Neural nets clean up music libraries

Confused about your iTunes genres? Ask a neural network
Confused about your iTunes genres? Ask a neural network

Is M.I.A. pop, electronic or hip-hop?

Getting your digital library organised can be a nightmare - and it doesn't help that some record companies forget to add genre tags to MP3 files altogether.

Now computer scientists in Taiwan have devised a neural network program that can automatically classify computerised music files based on their beat and tempo.

Computerised critic

Chang-Biau Yang of National Sun Yat-sen University plays the music file to his neural network, which analyses the beat and tempo using two main approaches to classifying music - the Ellis and the Dixon methods - named for their inventors. The software then outputs a general musical genre.

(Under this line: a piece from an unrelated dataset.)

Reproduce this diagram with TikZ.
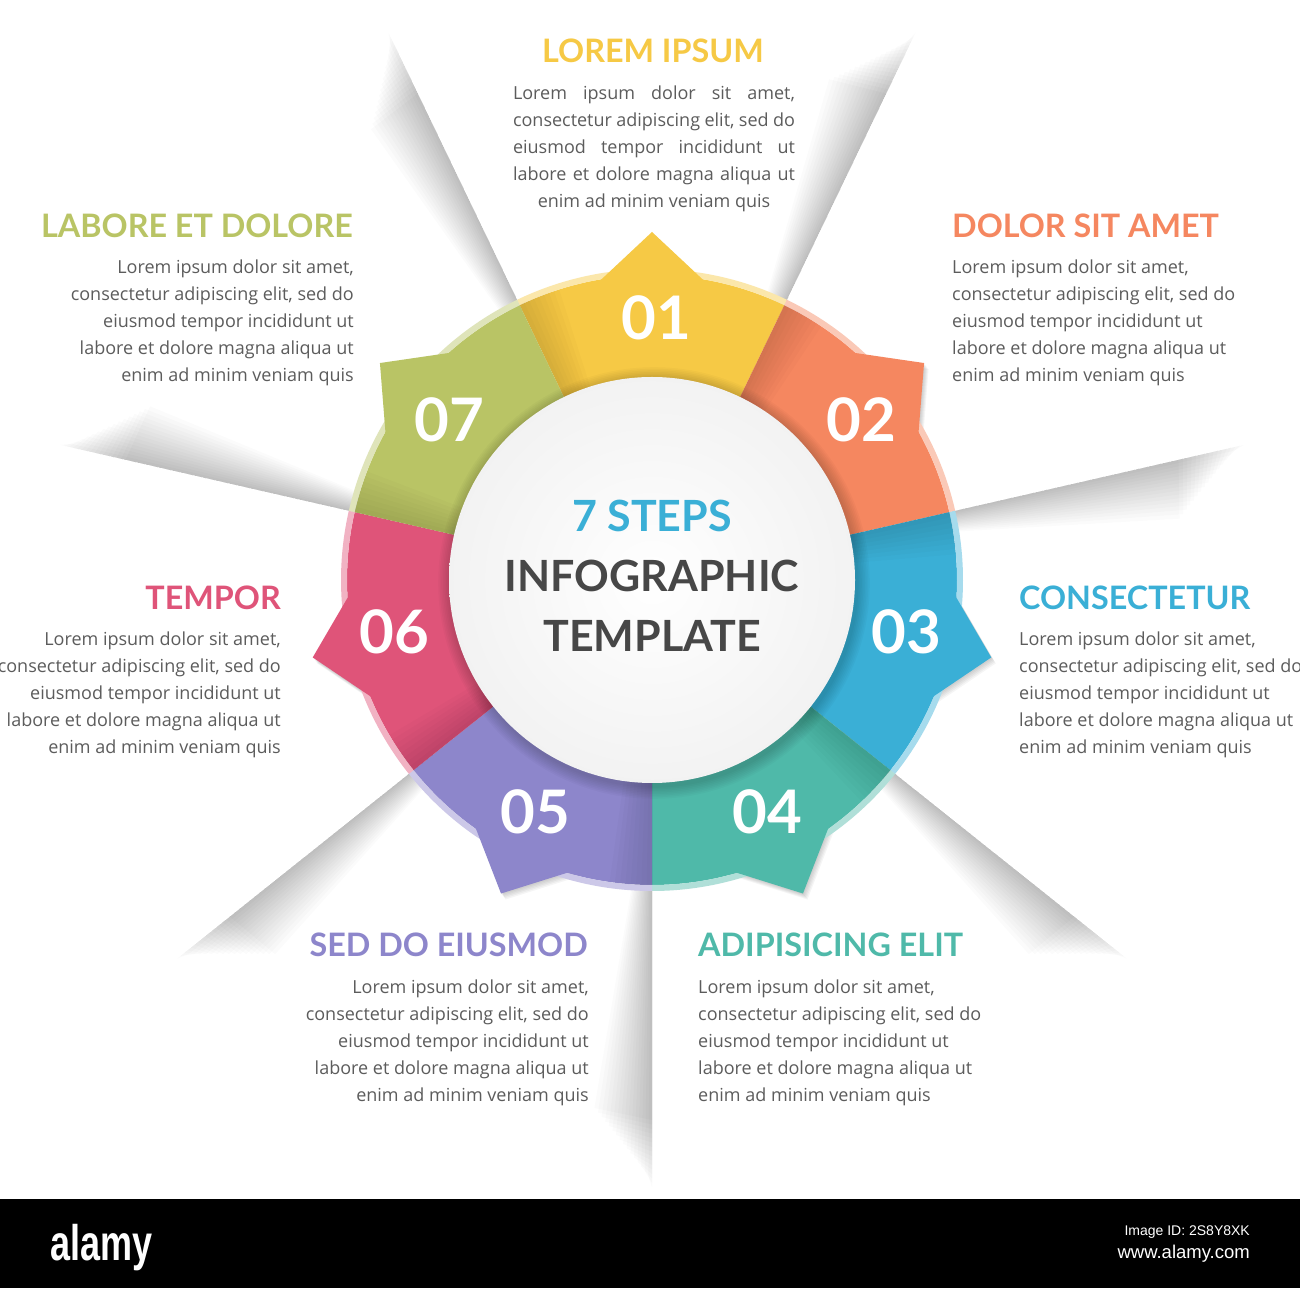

In this initial learning phase, the researchers correct the misses and feed the hits back into the neural network so that it builds up an audio profile of how different music files sound in each different genre. Once the neural network has been trained it can then classify a whole collection of music files.

The next step is then to use the Ellis and Dixon methods to further confirm the genre of each neurally classified group of music files. These methods using different signal processing approaches to listen to the music file and to determine the position of peaks that correspond to the musical beat. They can be used to estimate tempo and beat pattern.

The Taiwanese team has tested their approach on a collection of several hundred ballroom dance music files. Their system has classified different music styles, such as cha-cha-cha, jive, quickstep, and tango, with varying degrees of success. Yang suggests that further training of the neural network with classical, jazz and pop music files will allow it to classify more diverse music collections automatically.